§ What is being asked
Report the number of lines that hold the string "code". Leave out any other text.

--- START OF Material for this exercise ---

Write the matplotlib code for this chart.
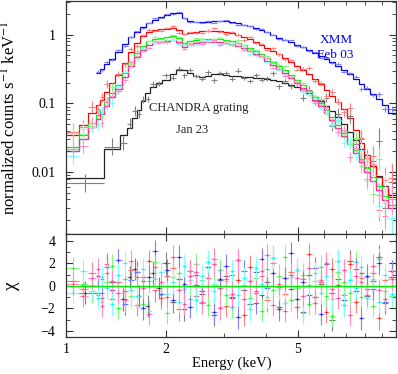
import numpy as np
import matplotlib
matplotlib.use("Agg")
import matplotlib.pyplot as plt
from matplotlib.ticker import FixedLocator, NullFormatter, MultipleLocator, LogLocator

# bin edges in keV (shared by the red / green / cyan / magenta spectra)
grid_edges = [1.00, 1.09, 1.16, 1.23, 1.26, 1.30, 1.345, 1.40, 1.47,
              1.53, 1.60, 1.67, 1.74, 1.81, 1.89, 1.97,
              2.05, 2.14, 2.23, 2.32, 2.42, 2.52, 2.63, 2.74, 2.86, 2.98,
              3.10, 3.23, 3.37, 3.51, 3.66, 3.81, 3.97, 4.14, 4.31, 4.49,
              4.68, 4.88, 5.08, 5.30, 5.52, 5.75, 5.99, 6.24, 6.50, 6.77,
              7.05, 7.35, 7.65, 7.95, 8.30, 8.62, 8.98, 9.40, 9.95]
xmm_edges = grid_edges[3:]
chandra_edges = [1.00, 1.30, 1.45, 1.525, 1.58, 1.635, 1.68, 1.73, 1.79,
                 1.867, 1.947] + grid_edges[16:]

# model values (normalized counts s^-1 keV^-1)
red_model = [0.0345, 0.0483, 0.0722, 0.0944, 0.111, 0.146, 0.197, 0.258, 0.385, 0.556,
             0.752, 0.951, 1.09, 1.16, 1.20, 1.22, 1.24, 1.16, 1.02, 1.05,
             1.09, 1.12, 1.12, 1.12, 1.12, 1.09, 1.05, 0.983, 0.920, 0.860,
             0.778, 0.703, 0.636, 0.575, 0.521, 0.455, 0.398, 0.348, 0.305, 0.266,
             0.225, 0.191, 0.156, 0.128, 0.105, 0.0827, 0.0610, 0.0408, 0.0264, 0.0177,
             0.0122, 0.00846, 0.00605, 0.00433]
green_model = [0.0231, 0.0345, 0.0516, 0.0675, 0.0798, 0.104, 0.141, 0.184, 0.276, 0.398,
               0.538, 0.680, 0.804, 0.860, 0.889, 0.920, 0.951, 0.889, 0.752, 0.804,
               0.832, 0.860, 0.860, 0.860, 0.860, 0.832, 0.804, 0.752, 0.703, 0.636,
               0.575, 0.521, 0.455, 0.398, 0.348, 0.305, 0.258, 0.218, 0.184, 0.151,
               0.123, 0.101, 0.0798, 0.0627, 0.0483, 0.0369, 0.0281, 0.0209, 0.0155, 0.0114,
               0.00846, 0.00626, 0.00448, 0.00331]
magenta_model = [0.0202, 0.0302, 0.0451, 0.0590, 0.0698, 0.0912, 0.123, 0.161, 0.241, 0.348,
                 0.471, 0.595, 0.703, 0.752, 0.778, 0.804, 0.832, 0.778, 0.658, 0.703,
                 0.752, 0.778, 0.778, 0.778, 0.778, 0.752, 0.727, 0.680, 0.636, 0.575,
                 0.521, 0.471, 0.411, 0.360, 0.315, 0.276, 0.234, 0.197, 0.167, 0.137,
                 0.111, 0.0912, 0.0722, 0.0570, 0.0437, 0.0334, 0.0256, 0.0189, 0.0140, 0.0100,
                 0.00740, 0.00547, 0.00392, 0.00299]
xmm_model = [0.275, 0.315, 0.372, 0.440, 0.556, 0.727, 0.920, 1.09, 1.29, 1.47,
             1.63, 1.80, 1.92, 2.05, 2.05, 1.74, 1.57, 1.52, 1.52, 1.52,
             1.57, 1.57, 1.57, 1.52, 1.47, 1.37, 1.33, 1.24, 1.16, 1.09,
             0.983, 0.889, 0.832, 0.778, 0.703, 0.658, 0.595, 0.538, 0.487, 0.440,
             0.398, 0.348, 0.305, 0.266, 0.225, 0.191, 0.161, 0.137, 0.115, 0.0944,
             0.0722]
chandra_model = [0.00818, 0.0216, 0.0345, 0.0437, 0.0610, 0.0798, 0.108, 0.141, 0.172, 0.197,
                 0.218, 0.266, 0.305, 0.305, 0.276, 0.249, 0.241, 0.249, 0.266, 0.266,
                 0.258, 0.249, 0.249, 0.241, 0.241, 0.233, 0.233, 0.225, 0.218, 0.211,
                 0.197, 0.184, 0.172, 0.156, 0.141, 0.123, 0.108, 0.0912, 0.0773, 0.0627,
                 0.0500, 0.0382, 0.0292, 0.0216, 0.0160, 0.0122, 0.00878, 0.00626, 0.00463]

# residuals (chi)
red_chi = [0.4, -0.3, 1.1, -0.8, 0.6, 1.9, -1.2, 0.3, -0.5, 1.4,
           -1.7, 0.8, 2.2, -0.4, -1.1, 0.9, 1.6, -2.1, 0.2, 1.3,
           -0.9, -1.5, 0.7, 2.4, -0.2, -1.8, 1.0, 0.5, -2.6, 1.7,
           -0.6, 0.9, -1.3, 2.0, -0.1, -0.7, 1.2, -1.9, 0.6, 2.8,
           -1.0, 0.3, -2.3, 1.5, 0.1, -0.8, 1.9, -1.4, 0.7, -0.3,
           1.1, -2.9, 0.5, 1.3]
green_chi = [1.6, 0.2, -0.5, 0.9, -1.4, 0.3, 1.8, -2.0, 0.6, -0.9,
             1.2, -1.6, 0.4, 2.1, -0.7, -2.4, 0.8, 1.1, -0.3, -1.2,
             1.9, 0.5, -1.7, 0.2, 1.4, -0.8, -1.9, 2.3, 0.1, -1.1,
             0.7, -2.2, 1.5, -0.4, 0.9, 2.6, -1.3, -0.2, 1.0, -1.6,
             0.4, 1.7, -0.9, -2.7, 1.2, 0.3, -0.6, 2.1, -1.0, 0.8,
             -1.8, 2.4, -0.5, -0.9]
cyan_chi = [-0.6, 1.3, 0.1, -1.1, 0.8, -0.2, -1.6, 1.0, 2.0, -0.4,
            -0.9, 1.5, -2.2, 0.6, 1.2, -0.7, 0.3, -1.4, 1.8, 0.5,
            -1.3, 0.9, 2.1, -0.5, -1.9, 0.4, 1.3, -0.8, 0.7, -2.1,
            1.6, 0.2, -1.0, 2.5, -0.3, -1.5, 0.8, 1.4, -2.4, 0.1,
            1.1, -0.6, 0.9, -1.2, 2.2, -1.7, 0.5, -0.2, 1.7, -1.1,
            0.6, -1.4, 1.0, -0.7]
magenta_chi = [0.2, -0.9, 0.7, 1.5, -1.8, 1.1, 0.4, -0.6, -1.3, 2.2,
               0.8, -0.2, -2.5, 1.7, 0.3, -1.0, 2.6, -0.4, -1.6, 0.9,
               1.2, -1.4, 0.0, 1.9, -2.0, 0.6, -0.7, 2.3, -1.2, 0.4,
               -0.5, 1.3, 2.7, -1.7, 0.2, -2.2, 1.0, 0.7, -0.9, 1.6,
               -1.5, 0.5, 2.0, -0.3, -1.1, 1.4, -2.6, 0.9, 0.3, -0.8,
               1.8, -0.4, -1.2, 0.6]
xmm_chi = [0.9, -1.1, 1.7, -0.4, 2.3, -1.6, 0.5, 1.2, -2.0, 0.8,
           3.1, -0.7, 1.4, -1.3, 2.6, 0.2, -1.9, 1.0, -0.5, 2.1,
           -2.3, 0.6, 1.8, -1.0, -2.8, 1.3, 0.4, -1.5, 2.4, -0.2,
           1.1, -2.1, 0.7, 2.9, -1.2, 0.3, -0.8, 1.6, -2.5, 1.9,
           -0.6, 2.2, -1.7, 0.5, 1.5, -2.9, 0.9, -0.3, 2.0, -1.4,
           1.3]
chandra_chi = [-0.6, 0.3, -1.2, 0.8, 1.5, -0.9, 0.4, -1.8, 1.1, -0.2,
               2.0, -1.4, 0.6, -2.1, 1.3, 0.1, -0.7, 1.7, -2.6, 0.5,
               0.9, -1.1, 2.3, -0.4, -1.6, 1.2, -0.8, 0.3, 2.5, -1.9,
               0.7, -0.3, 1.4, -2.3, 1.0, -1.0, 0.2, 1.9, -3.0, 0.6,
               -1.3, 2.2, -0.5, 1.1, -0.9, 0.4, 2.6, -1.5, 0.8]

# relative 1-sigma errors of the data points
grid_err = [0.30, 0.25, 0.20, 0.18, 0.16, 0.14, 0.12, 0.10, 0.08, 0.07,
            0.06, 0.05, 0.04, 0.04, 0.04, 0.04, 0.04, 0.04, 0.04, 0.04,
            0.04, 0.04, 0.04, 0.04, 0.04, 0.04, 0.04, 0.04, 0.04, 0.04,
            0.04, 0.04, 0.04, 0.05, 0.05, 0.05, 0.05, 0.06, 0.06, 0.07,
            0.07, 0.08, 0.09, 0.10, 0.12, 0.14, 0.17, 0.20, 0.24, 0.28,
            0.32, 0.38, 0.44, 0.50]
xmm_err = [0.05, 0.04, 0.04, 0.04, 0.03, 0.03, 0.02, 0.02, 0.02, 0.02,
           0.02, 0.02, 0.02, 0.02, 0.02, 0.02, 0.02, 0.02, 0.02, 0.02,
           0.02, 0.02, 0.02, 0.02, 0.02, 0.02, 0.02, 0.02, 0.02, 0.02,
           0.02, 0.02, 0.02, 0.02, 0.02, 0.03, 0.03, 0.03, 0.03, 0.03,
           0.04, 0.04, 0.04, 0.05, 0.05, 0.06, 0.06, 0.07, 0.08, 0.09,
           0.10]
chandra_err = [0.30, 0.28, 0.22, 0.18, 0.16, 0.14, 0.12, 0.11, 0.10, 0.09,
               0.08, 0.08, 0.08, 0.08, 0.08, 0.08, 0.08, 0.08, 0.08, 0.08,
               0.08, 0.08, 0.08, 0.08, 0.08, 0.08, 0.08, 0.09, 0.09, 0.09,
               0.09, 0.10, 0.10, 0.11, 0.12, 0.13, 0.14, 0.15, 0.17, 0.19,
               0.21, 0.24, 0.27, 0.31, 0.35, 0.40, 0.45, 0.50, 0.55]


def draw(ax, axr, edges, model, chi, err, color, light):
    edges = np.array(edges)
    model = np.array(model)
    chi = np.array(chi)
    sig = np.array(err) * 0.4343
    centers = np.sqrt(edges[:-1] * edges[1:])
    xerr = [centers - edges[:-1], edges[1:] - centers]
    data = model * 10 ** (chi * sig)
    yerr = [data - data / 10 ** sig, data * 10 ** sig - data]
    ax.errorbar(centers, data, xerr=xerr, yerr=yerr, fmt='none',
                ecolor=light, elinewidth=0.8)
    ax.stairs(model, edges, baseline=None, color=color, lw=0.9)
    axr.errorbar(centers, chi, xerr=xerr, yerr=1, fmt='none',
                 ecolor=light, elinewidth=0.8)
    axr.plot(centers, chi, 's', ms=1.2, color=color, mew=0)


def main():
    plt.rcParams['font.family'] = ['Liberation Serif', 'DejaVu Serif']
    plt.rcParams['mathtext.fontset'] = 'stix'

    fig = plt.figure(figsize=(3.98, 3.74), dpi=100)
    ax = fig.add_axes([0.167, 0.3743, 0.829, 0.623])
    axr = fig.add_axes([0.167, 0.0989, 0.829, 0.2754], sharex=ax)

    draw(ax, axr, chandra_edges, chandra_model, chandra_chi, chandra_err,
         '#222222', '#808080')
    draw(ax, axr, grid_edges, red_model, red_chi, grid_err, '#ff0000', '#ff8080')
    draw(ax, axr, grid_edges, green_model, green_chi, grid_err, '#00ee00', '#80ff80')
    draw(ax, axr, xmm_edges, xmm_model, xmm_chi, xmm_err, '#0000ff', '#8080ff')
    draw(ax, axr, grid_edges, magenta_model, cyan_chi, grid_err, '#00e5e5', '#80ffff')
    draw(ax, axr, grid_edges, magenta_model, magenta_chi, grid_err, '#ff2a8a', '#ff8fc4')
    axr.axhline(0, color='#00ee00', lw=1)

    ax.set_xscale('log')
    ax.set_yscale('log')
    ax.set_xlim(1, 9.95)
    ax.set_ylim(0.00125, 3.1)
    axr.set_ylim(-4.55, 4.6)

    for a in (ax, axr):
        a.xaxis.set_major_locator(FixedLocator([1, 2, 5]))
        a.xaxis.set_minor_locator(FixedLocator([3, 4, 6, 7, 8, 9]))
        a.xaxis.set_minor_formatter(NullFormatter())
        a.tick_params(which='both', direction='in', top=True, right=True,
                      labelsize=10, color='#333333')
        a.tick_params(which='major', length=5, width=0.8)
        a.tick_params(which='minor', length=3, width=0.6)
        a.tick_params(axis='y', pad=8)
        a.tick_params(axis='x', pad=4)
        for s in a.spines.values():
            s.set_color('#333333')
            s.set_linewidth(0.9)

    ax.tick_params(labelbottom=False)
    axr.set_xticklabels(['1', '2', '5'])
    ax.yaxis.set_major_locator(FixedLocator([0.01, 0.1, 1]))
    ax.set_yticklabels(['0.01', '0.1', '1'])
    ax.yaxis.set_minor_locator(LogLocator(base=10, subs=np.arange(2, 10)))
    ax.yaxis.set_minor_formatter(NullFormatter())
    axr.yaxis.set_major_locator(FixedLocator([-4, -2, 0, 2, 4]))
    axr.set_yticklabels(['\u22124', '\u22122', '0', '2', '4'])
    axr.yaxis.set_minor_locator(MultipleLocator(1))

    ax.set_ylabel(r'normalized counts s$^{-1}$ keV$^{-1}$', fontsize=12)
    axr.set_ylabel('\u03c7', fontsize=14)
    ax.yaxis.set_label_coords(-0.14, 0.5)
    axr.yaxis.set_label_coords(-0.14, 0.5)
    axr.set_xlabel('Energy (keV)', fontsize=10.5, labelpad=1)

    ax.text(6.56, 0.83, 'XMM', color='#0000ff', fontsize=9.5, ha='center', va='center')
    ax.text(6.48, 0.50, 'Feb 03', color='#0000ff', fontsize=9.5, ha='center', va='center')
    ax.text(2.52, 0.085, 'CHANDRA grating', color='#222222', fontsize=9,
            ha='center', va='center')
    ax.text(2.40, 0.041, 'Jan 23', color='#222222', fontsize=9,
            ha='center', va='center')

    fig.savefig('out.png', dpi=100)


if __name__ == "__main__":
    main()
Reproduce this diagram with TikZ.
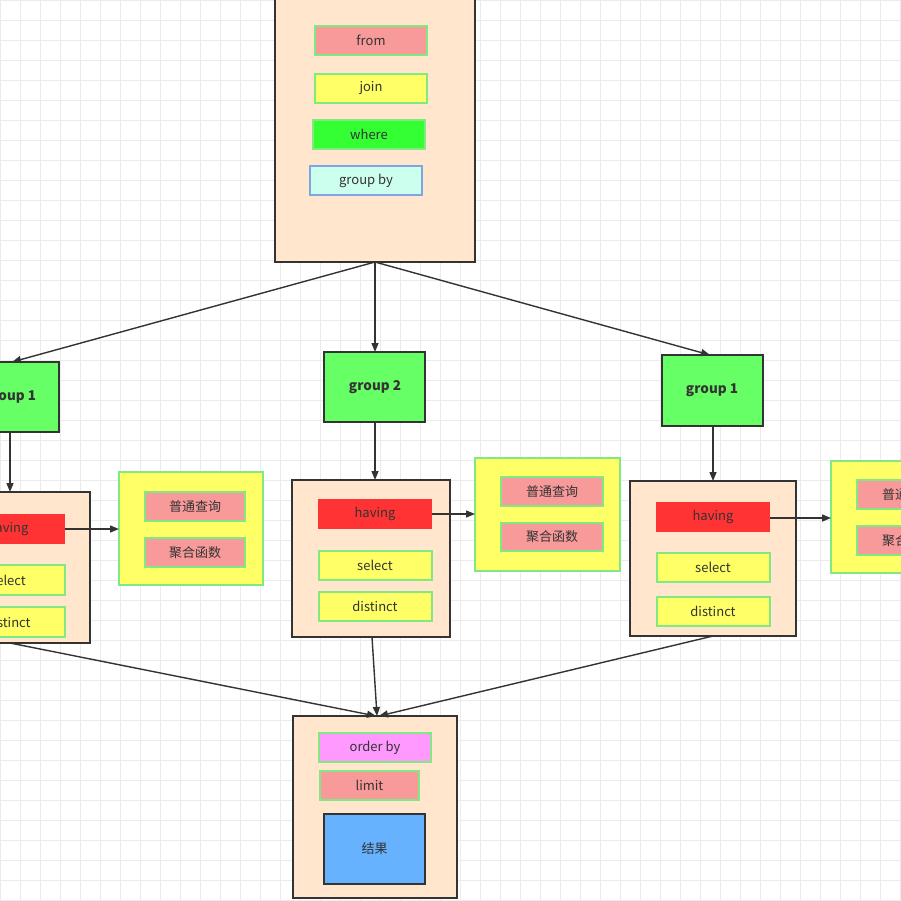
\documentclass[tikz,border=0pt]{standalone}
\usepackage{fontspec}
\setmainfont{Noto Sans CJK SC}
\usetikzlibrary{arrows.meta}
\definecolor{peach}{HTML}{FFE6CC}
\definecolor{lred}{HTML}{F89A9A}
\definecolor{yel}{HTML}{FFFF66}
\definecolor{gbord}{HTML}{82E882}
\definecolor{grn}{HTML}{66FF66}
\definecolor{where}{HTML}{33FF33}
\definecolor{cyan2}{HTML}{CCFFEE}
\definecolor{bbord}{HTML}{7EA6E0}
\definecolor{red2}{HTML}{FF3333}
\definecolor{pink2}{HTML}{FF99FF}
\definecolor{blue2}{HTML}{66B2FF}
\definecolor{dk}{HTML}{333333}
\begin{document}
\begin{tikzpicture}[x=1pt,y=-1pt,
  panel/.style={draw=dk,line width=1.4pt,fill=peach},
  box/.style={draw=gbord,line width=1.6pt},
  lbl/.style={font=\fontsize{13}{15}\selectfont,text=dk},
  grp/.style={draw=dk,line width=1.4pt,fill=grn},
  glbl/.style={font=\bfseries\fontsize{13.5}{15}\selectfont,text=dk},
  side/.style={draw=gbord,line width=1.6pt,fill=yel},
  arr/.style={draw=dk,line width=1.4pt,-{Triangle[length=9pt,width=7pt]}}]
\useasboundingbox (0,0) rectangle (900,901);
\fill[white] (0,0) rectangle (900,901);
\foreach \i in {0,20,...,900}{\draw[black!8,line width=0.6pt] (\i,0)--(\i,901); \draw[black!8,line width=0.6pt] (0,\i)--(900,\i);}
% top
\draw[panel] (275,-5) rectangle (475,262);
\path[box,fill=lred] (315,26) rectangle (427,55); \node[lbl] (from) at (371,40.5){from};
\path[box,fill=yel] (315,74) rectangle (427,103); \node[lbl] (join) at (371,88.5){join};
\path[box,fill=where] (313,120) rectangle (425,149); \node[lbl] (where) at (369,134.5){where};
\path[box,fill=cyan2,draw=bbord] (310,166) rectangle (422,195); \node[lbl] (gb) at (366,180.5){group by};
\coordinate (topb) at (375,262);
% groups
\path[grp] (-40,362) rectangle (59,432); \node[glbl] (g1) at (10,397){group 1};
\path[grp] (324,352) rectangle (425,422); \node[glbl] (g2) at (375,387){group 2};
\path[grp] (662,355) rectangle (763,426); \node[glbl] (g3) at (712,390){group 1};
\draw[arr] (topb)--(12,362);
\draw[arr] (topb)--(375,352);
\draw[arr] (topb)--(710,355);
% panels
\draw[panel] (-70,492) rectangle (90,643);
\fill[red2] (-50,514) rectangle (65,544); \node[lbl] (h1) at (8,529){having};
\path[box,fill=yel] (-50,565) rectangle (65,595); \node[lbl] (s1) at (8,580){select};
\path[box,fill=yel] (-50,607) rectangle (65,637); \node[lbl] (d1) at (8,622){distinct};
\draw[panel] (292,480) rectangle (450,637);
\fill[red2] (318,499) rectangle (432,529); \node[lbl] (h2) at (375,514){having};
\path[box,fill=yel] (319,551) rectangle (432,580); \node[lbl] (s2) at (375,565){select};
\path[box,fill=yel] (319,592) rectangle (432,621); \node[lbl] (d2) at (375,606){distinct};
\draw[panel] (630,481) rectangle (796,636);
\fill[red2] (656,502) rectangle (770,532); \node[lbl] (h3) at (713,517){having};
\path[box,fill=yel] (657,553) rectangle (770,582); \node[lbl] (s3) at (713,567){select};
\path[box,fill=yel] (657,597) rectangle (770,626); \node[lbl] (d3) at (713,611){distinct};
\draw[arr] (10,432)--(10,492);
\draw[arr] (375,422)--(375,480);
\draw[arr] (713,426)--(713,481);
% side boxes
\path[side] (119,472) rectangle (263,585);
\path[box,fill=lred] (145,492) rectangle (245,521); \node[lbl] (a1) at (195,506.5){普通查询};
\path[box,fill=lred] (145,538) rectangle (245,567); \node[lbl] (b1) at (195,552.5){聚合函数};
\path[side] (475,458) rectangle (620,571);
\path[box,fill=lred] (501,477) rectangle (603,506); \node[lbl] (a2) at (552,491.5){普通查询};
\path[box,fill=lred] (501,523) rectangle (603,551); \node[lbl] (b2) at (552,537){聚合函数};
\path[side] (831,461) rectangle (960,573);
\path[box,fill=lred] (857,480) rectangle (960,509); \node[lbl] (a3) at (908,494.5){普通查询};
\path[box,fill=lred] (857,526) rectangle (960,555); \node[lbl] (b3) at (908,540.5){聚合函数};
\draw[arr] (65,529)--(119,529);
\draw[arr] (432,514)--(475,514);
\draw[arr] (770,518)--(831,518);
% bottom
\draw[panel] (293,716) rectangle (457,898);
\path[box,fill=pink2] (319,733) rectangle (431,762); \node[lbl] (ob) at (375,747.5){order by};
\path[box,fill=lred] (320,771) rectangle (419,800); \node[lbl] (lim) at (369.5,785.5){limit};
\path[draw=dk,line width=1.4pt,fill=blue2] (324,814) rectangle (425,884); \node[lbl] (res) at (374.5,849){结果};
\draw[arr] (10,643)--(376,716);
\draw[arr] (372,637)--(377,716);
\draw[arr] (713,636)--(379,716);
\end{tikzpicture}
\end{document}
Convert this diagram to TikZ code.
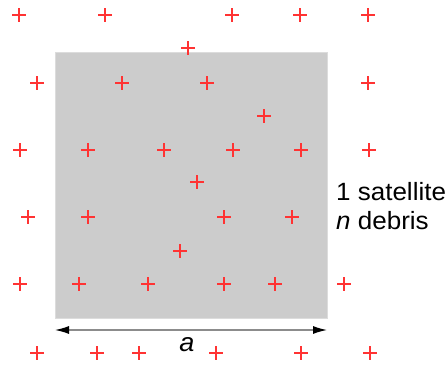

--- END OF Material for this exercise ---

§ Correct answer
2